Интеллигент. Прекрасно. Здесь мы выходим на общую всем нам дорогу. И если принять во внимание разнообразие наших потребностей, сумму доступных нам наслаждений, трудно будет отрицать прогресс человечества в течение известного нам исторического периода его жизни.
Скептик. Вовсе не трудно. Нет ни малейших оснований утверждать, будто сумма счастья на земле увеличилась за время истории человечества. Само собой разумеется, увеличилось количество наслаждений, они стали разнообразнее, но, вместе с тем, увеличилось и количество страданий. И чем Вы докажете, что разность между суммой страданий и суммой наслаждений изменилась? Может быть, эта разность — величина постоянная. По–моему, нельзя даже показать, что сумма наслаждений возросла абсолютно. Вполне возможно и вероятно, что их интенсивность умалилась за счет их экстенсивности. Право, иногда хочется быть каким–нибудь дикарем–австралийцем. Он часто голоден и дрожит от холода. А зато как остро и ярко его наслаждение, когда ему удается наесться досыта и хорошенько погреться у костра или просто на солнце. Ему непонятна наша музыка, но слух его не терзает фальшивая нота. Он не понимает всей изысканной прелести наших картин, но у него нет и головной боли от хождения по музеям. Он не знает радостей философской мысли, но не знаком и с горечью сомнений и сознания своего умственного бессилия. Я завидую дикарю, завидую детям с их наивными радостями и их недолгим горем.

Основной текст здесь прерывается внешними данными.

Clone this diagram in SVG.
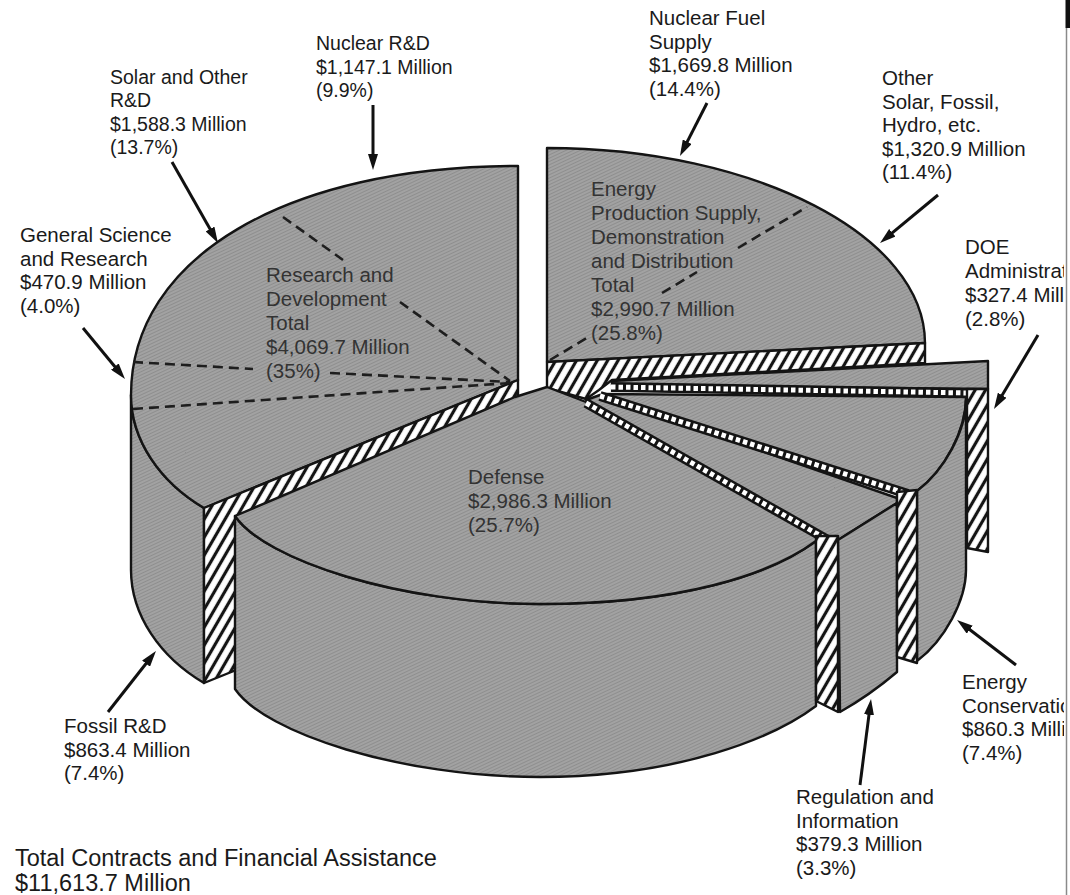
<svg xmlns="http://www.w3.org/2000/svg" width="1070" height="895" viewBox="0 0 1070 895">
  <defs>
    <!-- fine grey texture used on the visible faces of the pie -->
    <pattern id="tex" width="3" height="3" patternUnits="userSpaceOnUse" patternTransform="rotate(-25)">
      <rect width="3" height="3" fill="#a2a2a2"/>
      <rect width="3" height="1" fill="#8e8e8e"/>
    </pattern>
    <!-- diagonal hatching for the cut faces -->
    <pattern id="hatch" width="9" height="9" patternUnits="userSpaceOnUse" patternTransform="rotate(30)">
      <rect width="9" height="9" fill="#fff"/>
      <line x1="4.5" y1="0" x2="4.5" y2="9" stroke="#141414" stroke-width="3.2"/>
    </pattern>
    <marker id="ah" viewBox="0 0 16 10" refX="8" refY="5" markerWidth="16" markerHeight="10" markerUnits="userSpaceOnUse" orient="auto">
      <path d="M0,0 L16,5 L0,10 Z" fill="#111"/>
    </marker>
    <clipPath id="page">
      <rect x="0" y="0" width="1064" height="895"/>
    </clipPath>
  </defs>
  <style>
    .face { fill: url(#tex); stroke: #141414; stroke-width: 2.4; stroke-linejoin: round; }
    .cut { fill: url(#hatch); stroke: #141414; stroke-width: 2.4; stroke-linejoin: round; }
    .dash { fill: none; stroke: #1e1e1e; stroke-width: 2.6; stroke-dasharray: 10 6; }
    .lad-b { fill: none; stroke: #141414; stroke-width: 10; }
    .lad-w { fill: none; stroke: #fff; stroke-width: 5; stroke-dasharray: 4.5 3; }
    .lbl { font-family: "Liberation Sans", Arial, Helvetica, sans-serif; font-size: 20.5px; fill: #1a1a1a; }
    .sm { font-size: 19.5px; }
    .in { font-family: "Liberation Sans", Arial, Helvetica, sans-serif; font-size: 20.5px; fill: #333; }
    .ttl { font-family: "Liberation Sans", Arial, Helvetica, sans-serif; font-size: 23.5px; fill: #1a1a1a; }
    .arrow { fill: none; stroke: #111; stroke-width: 3; marker-end: url(#ah); }
  </style>

  <rect width="1070" height="895" fill="#fff"/>

  <!-- Research and Development (back left) -->
  <g id="slice-rnd">
    <path class="face" d="M131,395 C131,440 160,482 204,508 L204,683 C160,657 131,615 131,570 Z"/>
    <path class="face" d="M518,380 L518,166 C286,166 131,258 131,395 C131,440 160,482 204,508 Z"/>
    <path class="cut" d="M518,380 L204,508 L204,683 L518,556 Z"/>
    <line class="dash" x1="283" y1="217" x2="343" y2="260"/>
    <line class="dash" x1="400" y1="302" x2="510" y2="381"/>
    <line class="dash" x1="133" y1="362" x2="253" y2="369"/>
    <line class="dash" x1="330" y1="373" x2="510" y2="382"/>
    <line class="dash" x1="133" y1="409" x2="510" y2="383"/>
    <text class="in">
      <tspan x="266" y="282">Research and</tspan>
      <tspan x="266" y="306">Development</tspan>
      <tspan x="266" y="330">Total</tspan>
      <tspan x="266" y="354">$4,069.7 Million</tspan>
      <tspan x="266" y="378">(35%)</tspan>
    </text>
  </g>

  <!-- Energy Production, Supply, Demonstration and Distribution (back right) -->
  <g id="slice-energy-production">
    <path class="face" d="M547,362 L547,148 C755,148 925,236 925,343 Z"/>
    <path class="cut" d="M547,362 L925,343 L925,363 L612,380 L599,390 L586,399 L547,388 Z"/>
    <line class="dash" x1="550" y1="360" x2="590" y2="336"/>
    <line class="dash" x1="662" y1="293" x2="697" y2="272"/>
    <line class="dash" x1="738" y1="248" x2="807" y2="207"/>
    <text class="in">
      <tspan x="591" y="196">Energy</tspan>
      <tspan x="591" y="220">Production Supply,</tspan>
      <tspan x="591" y="244">Demonstration</tspan>
      <tspan x="591" y="268">and Distribution</tspan>
      <tspan x="591" y="292">Total</tspan>
      <tspan x="591" y="316">$2,990.7 Million</tspan>
      <tspan x="591" y="340">(25.8%)</tspan>
    </text>
  </g>

  <!-- DOE Administration (thin wedge) -->
  <g id="slice-doe">
    <path class="face" d="M612,381 L988,361 L988,389 L612,385 Z"/>
  </g>

  <!-- Energy Conservation -->
  <g id="slice-conservation">
    <path class="face" d="M603,394 L966,397 C966,430 945,470 917,491 L905,494 Z"/>
    <path class="face" d="M966,400 C966,430 945,470 917,491 L917,661 C945,640 966,600 966,570 Z"/>
  </g>

  <!-- Regulation and Information -->
  <g id="slice-regulation">
    <path class="face" d="M586,400 L600,395 L897,498 L897,503 L838,540 L826,538 Z"/>
    <path class="face" d="M838,540 L897,503 L897,672 Q870,695 840,712 Z"/>
  </g>

  <!-- Defense (front) -->
  <g id="slice-defense">
    <path class="face" d="M235,516 C265,560 400,604 540,604 C680,604 770,575 816,541 L816,706 C775,737 680,777 540,777 C400,777 265,733 235,689 Z"/>
    <path class="face" d="M547,387 L515,397 L235,516 C265,560 400,604 540,604 C680,604 770,575 816,541 L826,538 L586,402 Z"/>
    <text class="in">
      <tspan x="468" y="484">Defense</tspan>
      <tspan x="468" y="508">$2,986.3 Million</tspan>
      <tspan x="468" y="532">(25.7%)</tspan>
    </text>
  </g>

  <!-- separator edges between the thin wedges -->
  <g id="separators">
    <path class="lad-b" d="M611,387 L968,393"/>
    <path class="lad-w" d="M611,387 L968,393"/>
    <path class="lad-b" d="M600,396 L908,494"/>
    <path class="lad-w" d="M600,396 L908,494"/>
    <path class="lad-b" d="M586,403 L828,540"/>
    <path class="lad-w" d="M586,403 L828,540"/>
    <path class="cut" d="M967,389 L988,389 L988,552 L967,548 Z"/>
    <path class="cut" d="M897,492 L917,490 L917,663 L897,657 Z"/>
    <path class="cut" d="M816,536 L838,536 L838,712 L816,701 Z"/>
  </g>

  <!-- pointer arrows -->
  <g id="connectors">
    <line class="arrow" x1="373" y1="105" x2="373" y2="162"/>
    <line class="arrow" x1="172" y1="162" x2="214" y2="236"/>
    <line class="arrow" x1="707" y1="103" x2="683.6" y2="148.9"/>
    <line class="arrow" x1="938" y1="195" x2="886.2" y2="237.9"/>
    <line class="arrow" x1="83" y1="328" x2="119.9" y2="372.8"/>
    <line class="arrow" x1="1038" y1="335" x2="998.1" y2="402.1"/>
    <line class="arrow" x1="1016" y1="665" x2="963.4" y2="624.8"/>
    <line class="arrow" x1="860" y1="785" x2="870" y2="706.9"/>
    <line class="arrow" x1="108" y1="712" x2="151" y2="657.3"/>
  </g>

  <!-- outer labels -->
  <g id="label-nuclear-rnd">
    <text class="lbl sm">
      <tspan x="316" y="50">Nuclear R&amp;D</tspan>
      <tspan x="316" y="73.5">$1,147.1 Million</tspan>
      <tspan x="316" y="97">(9.9%)</tspan>
    </text>
  </g>
  <g id="label-solar-rnd">
    <text class="lbl sm">
      <tspan x="110" y="83.5">Solar and Other</tspan>
      <tspan x="110" y="107">R&amp;D</tspan>
      <tspan x="110" y="130.5">$1,588.3 Million</tspan>
      <tspan x="110" y="154">(13.7%)</tspan>
    </text>
  </g>
  <g id="label-nuclear-fuel">
    <text class="lbl">
      <tspan x="649" y="25">Nuclear Fuel</tspan>
      <tspan x="649" y="48.5">Supply</tspan>
      <tspan x="649" y="72">$1,669.8 Million</tspan>
      <tspan x="649" y="95.5">(14.4%)</tspan>
    </text>
  </g>
  <g id="label-other">
    <text class="lbl">
      <tspan x="882" y="85">Other</tspan>
      <tspan x="882" y="108.5">Solar, Fossil,</tspan>
      <tspan x="882" y="132">Hydro, etc.</tspan>
      <tspan x="882" y="155.5">$1,320.9 Million</tspan>
      <tspan x="882" y="179">(11.4%)</tspan>
    </text>
  </g>
  <g id="label-general-science">
    <text class="lbl">
      <tspan x="20" y="242">General Science</tspan>
      <tspan x="20" y="265.5">and Research</tspan>
      <tspan x="20" y="289">$470.9 Million</tspan>
      <tspan x="20" y="312.5">(4.0%)</tspan>
    </text>
  </g>
  <g id="label-doe" clip-path="url(#page)">
    <text class="lbl">
      <tspan x="965" y="254">DOE</tspan>
      <tspan x="965" y="278">Administrat</tspan>
      <tspan x="965" y="302">$327.4 Mill</tspan>
      <tspan x="965" y="326">(2.8%)</tspan>
    </text>
  </g>
  <g id="label-conservation" clip-path="url(#page)">
    <text class="lbl">
      <tspan x="962" y="689">Energy</tspan>
      <tspan x="962" y="712.5">Conservatio</tspan>
      <tspan x="962" y="736">$860.3 Milli</tspan>
      <tspan x="962" y="759.5">(7.4%)</tspan>
    </text>
  </g>
  <g id="label-regulation">
    <text class="lbl">
      <tspan x="796" y="804">Regulation and</tspan>
      <tspan x="796" y="827.5">Information</tspan>
      <tspan x="796" y="851">$379.3 Million</tspan>
      <tspan x="796" y="874.5">(3.3%)</tspan>
    </text>
  </g>
  <g id="label-fossil">
    <text class="lbl">
      <tspan x="64" y="733">Fossil R&amp;D</tspan>
      <tspan x="64" y="757">$863.4 Million</tspan>
      <tspan x="64" y="780">(7.4%)</tspan>
    </text>
  </g>
  <g id="label-total">
    <text class="ttl">
      <tspan x="15" y="866">Total Contracts and Financial Assistance</tspan>
      <tspan x="15" y="891">$11,613.7 Million</tspan>
    </text>
  </g>

  <!-- page edge -->
  <rect x="1065.5" y="0" width="4.5" height="28" fill="#111"/>
  <line x1="1066.5" y1="28" x2="1066.5" y2="895" stroke="#8a8a8a" stroke-width="1.5"/>
</svg>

Философ. Скажите, а Вы никогда не завидуете идиоту?
Скептик. К удивлению моему никогда не завидовал. Я объясняю себе это тем, что не могу перевоплотиться в идиота, и когда ставлю себя на его место, невольно представляю себе, будто продолжаю в нем сознательное свое существование. Вероятно, мне причиняет страдание мысль, что другие считают меня неспособным мыслить, видят меня слюнявым, отвратительным.
Ф и л о с о ф. Но ведь и в образе ребенка и особенно дикаря Вы не можете рассчитывать на высокую оценку со стороны окружающих.

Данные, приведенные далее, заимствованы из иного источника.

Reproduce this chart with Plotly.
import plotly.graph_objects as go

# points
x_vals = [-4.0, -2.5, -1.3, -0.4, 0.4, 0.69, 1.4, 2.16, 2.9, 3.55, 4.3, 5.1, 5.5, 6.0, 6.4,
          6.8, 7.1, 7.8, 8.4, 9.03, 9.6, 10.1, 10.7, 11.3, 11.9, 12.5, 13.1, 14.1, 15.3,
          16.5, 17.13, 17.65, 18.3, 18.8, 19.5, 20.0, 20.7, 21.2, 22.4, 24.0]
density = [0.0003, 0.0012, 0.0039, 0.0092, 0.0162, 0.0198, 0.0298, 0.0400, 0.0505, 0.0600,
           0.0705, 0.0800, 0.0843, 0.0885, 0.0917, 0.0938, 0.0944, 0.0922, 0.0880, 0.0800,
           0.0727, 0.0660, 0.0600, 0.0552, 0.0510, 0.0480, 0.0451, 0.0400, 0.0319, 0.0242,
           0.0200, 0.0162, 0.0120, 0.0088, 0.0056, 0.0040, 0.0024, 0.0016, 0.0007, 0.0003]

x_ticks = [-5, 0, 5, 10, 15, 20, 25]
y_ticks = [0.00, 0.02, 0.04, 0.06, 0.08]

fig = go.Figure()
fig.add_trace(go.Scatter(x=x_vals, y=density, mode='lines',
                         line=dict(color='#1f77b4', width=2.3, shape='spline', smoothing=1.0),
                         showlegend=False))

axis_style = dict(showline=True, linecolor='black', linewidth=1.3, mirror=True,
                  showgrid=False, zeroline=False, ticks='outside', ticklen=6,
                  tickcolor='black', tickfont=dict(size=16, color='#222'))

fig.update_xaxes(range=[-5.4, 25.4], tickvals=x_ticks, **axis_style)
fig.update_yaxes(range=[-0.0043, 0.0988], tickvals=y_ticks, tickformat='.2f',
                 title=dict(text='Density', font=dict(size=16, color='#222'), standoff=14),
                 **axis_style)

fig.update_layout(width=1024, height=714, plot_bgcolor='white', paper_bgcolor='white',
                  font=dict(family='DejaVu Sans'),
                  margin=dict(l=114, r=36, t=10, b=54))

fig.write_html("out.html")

Скептик. Здесь нет такой безнадежности.
Философ. В том то и дело. — Воображая себя дикарем или ребенком, Вы допускаете возможность дальнейшего своего развития, даже представляете его себе. Вы перевоплощаетесь в ребенка, смею Вас уверить, не более, чем в идиота, но в первом случае у Вас нет ничего явственно мешающего сохранению себя самого таким, каковы Вы теперь. Мыслью о возможности развития Вы прикрываете сохранение Вами себя самого. Вы хотите быть не ребенком, а и ребенком, т. е. хотите прибавить к своему теперешнему состоянию еще нечто хорошее из состояния ребенка или дикаря, вовсе не отказываясь от богатств Вашей душевной жизни. На этом своеобразном самообмане и основывается притягательность руссоизма, толстовства и т. д.
Скептик. Пусть так. Основной мой тезис остается непоколебленным: нет основания предполагать, что до сих пор человечество развивалось ко все большему счастью. А, следовательно, еще меньше оснований допускать, что оно будет двигаться к нему в дальнейшем.
Интеллигент. Надо ли и можно ли так односторонне понимать счастье? Выше наслаждений и страданий сама энергия этой жизни, ее напряженность. Истинная радость не в мещанском самодовольстве, а в напряжении и борьбе.
Скептик. Если хотите, я согласен с Вами.
«Блажен, кто посетил сей мир
В его минуты роковые.
— Его призвали всеблагие,
Как собеседника, на пир».
Признаюсь, я бы предпочел уклониться от такой беседы. Но, повторяю, я согласен с Вами. Однако что Вы от этого выиграете? — Рост напряженности жизни доказать еще труднее, чем рост счастья. Вы сошлетесь на переживаемую нами революцию. Но сколько было революций! И все они сменялись маразмом и реакцией. И потом еще большой вопрос: является ли революция симптомом силы или судорожных порывов бессилия.
Интеллигент. Я ловлю Вас на противоречии самому себе. — Вы признаете относительный прогресс. Этим Вы признаете самый принцип прогресса.
Скептик. Никакого противоречия тут я не вижу. Если бы даже существовали периоды прогресса и регресса (о чем можно спорить), ничего отсюда не следовало бы. Может быть, периоды прогресса нацело погашаются периодами регресса, так что в общем человечество движется по прямой, хотя и волнующейся несколько линии.